● AIM
Leave the pictures out and copy exactly the lines from the line containing "Emit a Python" to the line containing "import seaborn as sns", both lines included.

● ENTRIES
▶

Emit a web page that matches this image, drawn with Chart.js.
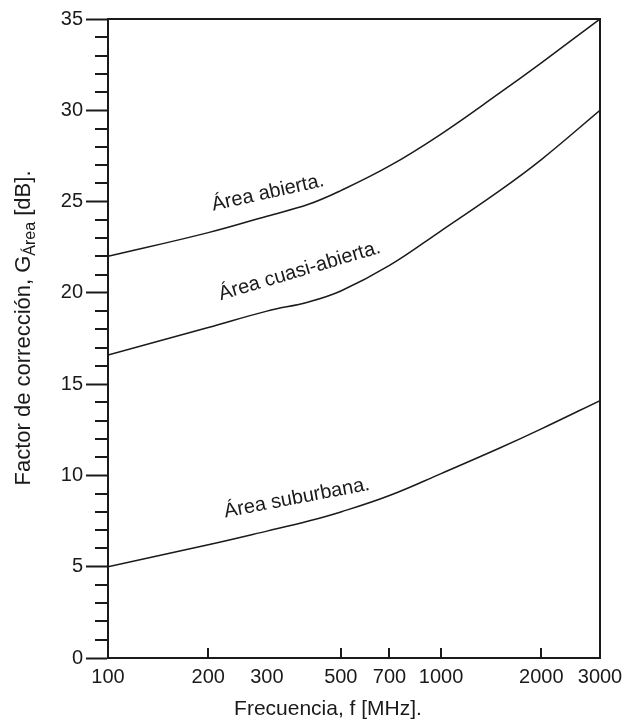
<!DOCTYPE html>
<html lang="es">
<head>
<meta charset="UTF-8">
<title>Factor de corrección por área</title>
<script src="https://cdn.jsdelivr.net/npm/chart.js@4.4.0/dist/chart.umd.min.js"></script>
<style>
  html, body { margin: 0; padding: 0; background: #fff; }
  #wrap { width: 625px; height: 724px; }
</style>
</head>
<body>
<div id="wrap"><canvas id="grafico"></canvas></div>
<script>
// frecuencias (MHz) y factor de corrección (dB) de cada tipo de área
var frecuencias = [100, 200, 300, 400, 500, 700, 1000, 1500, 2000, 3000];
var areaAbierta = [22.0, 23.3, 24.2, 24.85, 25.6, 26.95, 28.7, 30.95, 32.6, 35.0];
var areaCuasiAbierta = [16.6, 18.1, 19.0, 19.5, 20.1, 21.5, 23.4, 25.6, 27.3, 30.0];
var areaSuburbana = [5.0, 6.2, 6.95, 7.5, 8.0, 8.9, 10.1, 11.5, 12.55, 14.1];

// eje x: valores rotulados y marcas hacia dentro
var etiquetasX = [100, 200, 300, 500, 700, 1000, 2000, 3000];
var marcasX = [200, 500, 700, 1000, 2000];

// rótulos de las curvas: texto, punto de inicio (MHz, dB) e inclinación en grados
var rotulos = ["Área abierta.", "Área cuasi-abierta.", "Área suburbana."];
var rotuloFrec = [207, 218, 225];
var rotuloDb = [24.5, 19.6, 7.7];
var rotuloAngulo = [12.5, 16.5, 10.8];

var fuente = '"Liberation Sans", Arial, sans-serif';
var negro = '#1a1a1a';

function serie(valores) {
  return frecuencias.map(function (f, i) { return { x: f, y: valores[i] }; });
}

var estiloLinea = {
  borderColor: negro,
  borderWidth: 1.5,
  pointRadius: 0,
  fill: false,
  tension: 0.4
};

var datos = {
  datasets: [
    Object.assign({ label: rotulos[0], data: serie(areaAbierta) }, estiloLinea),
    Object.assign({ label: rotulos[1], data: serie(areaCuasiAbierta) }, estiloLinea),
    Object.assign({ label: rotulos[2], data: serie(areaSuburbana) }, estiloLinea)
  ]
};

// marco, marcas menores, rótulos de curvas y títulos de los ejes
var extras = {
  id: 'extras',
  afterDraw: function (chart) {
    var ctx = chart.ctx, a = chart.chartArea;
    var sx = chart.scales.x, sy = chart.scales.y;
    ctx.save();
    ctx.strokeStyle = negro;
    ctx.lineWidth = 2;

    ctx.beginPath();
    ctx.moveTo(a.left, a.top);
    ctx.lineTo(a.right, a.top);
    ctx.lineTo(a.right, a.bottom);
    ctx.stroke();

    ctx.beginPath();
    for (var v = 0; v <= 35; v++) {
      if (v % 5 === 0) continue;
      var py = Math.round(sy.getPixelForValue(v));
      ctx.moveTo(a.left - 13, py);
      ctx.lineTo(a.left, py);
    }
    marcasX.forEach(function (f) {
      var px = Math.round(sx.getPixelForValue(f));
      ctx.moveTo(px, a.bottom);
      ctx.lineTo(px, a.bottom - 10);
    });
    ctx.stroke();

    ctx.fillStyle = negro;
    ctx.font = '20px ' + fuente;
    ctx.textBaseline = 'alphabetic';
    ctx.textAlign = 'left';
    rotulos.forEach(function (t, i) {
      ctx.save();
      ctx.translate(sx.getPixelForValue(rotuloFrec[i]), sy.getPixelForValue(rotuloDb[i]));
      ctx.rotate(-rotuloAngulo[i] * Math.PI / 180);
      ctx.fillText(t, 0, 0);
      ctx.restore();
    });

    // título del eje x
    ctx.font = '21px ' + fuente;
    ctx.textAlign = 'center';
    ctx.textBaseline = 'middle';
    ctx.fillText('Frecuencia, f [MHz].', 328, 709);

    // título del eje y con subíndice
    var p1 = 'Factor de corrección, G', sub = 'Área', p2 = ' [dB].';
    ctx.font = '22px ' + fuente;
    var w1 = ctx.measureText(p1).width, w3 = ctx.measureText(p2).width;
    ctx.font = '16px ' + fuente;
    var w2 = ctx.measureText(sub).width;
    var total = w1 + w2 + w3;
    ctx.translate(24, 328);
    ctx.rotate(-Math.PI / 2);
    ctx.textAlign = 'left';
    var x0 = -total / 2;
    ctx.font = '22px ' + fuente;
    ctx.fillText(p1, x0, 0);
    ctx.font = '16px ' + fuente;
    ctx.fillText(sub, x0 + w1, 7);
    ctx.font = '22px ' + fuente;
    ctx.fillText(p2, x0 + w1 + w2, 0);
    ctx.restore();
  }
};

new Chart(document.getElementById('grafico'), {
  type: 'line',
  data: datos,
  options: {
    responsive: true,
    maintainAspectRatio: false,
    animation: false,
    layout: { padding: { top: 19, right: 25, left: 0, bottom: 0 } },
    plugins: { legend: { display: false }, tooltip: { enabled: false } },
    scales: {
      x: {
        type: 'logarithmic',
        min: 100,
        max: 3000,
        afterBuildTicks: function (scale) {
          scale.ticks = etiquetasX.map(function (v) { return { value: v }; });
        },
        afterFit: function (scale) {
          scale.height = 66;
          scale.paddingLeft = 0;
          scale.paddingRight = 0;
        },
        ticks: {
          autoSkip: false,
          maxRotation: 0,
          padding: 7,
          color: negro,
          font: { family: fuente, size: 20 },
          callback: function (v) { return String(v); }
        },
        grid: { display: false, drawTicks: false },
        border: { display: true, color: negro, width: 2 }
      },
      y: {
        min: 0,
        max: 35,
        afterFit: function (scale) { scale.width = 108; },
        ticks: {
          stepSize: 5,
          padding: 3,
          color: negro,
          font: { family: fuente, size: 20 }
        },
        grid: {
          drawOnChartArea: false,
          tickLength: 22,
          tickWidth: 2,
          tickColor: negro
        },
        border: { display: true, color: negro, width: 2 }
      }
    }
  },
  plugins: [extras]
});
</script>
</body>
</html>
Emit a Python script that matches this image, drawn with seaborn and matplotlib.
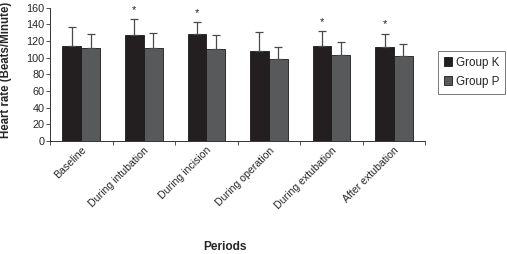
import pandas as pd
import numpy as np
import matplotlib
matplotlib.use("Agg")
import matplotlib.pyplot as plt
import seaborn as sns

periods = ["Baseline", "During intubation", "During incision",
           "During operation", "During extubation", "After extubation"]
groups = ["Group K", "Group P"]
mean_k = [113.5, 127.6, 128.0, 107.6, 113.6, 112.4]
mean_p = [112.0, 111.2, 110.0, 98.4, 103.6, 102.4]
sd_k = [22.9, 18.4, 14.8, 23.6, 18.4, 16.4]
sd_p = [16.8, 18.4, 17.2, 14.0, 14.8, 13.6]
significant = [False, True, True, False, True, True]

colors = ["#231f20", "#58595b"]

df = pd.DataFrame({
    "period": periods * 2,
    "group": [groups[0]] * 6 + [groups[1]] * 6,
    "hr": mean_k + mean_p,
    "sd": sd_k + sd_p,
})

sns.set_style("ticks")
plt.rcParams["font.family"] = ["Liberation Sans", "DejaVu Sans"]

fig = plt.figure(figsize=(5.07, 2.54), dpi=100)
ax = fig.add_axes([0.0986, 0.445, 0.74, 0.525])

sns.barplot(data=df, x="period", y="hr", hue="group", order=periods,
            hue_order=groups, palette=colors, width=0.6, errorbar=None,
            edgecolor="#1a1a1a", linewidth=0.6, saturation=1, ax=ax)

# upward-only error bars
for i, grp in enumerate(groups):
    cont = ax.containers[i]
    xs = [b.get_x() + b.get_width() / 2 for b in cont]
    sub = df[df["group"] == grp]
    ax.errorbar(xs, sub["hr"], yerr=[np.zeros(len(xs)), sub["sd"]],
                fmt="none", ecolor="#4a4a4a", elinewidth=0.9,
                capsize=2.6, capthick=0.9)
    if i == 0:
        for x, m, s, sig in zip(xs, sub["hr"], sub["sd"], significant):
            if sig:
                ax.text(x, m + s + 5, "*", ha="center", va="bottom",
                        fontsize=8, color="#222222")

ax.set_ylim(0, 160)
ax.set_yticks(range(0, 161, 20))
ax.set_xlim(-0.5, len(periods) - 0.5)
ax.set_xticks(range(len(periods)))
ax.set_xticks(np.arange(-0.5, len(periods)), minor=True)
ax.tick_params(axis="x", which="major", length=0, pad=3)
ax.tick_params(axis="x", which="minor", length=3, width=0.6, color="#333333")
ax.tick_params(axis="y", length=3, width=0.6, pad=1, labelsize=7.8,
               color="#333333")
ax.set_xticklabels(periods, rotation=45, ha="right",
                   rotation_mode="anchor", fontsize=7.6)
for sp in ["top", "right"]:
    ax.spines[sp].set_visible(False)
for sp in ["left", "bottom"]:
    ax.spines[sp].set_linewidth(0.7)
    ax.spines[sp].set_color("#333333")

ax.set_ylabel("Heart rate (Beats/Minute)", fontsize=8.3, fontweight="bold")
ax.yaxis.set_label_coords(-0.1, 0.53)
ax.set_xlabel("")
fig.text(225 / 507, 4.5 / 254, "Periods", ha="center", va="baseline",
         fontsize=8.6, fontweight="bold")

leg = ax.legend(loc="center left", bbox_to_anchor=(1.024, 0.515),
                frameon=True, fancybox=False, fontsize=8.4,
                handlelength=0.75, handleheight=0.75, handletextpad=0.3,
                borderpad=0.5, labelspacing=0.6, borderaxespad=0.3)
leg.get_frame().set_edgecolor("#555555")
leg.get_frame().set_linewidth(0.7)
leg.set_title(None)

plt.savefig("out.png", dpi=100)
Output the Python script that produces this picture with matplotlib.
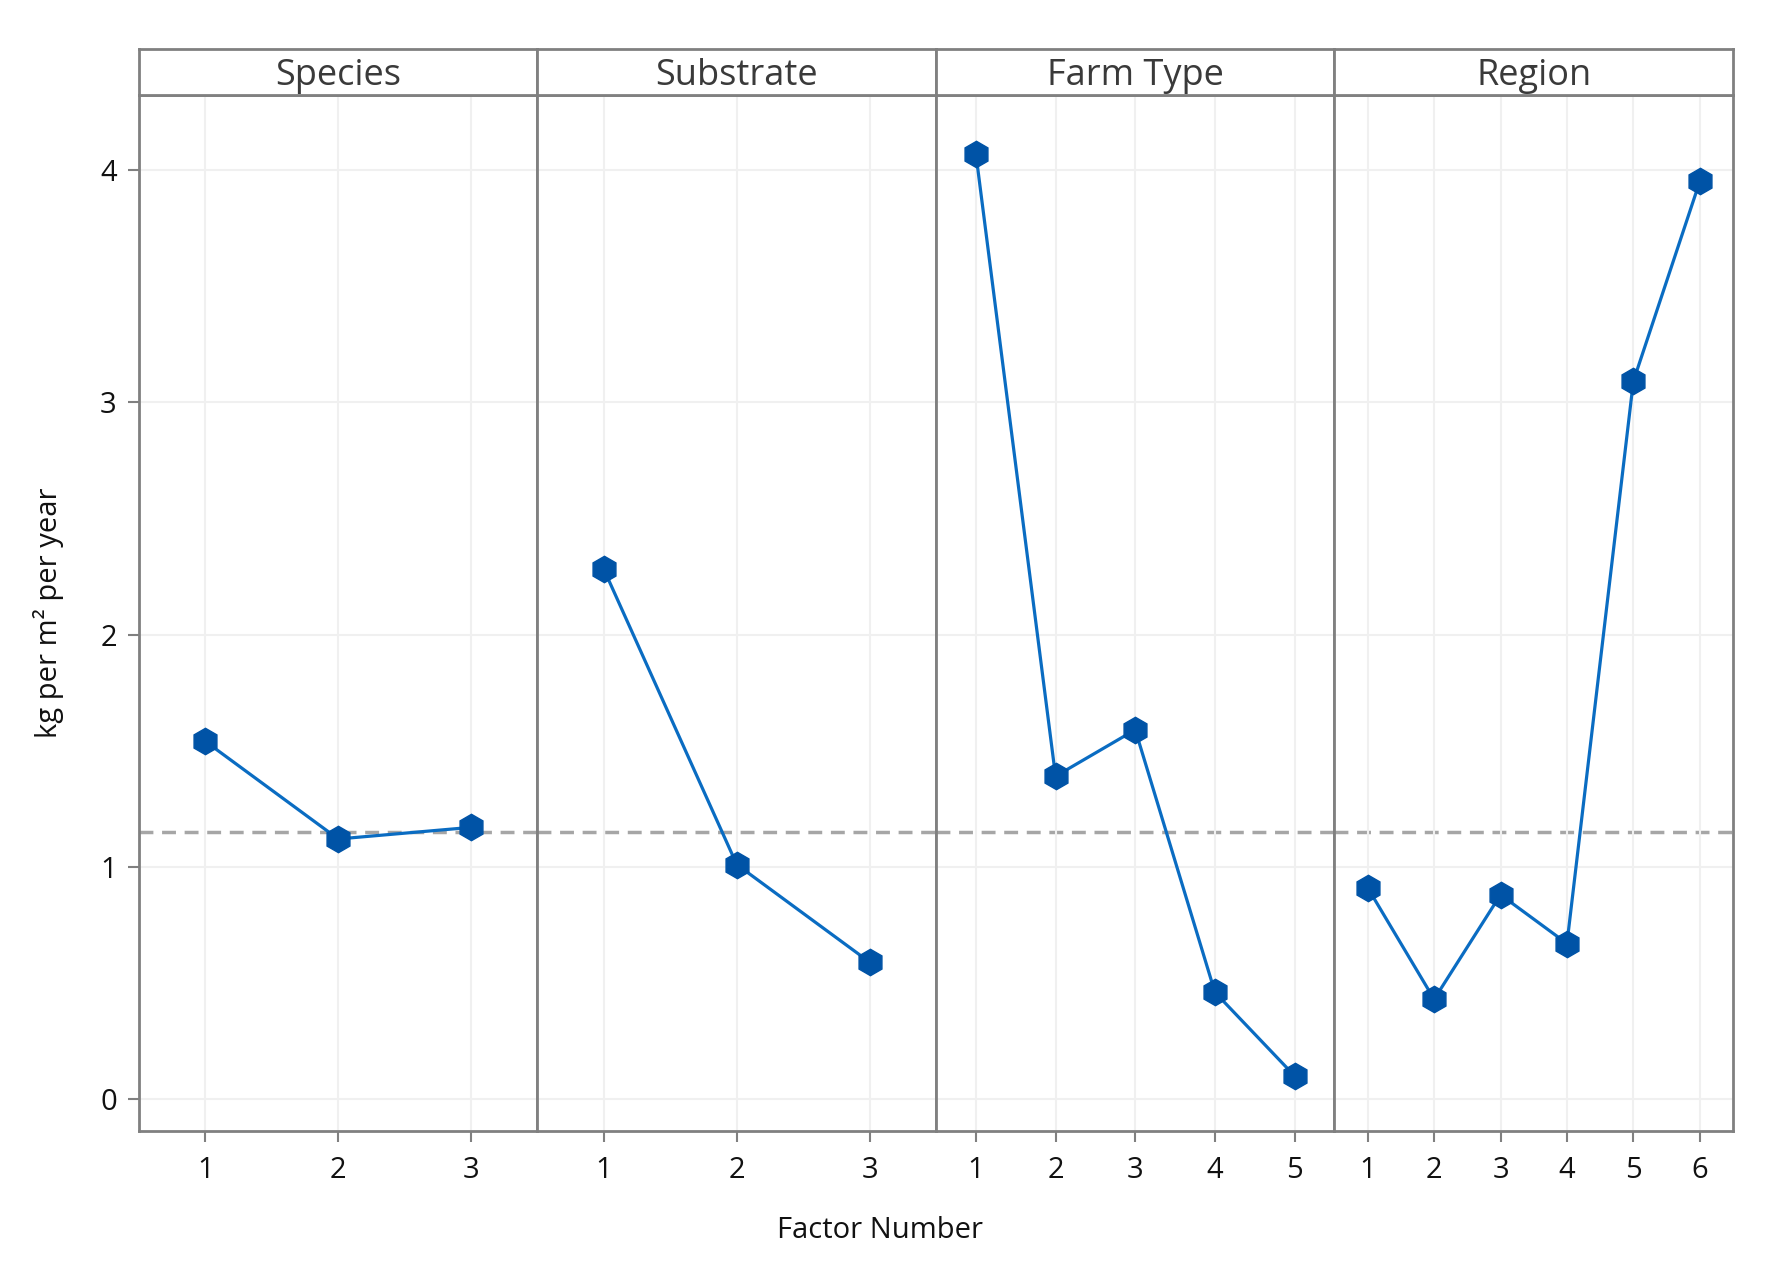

◀

● SOLUTION TO THIS EXERCISE
Emit a Python script that matches this image, drawn with seaborn and matplotlib.
import pandas as pd
import numpy as np
import matplotlib
matplotlib.use("Agg")
import matplotlib.pyplot as plt
import seaborn as sns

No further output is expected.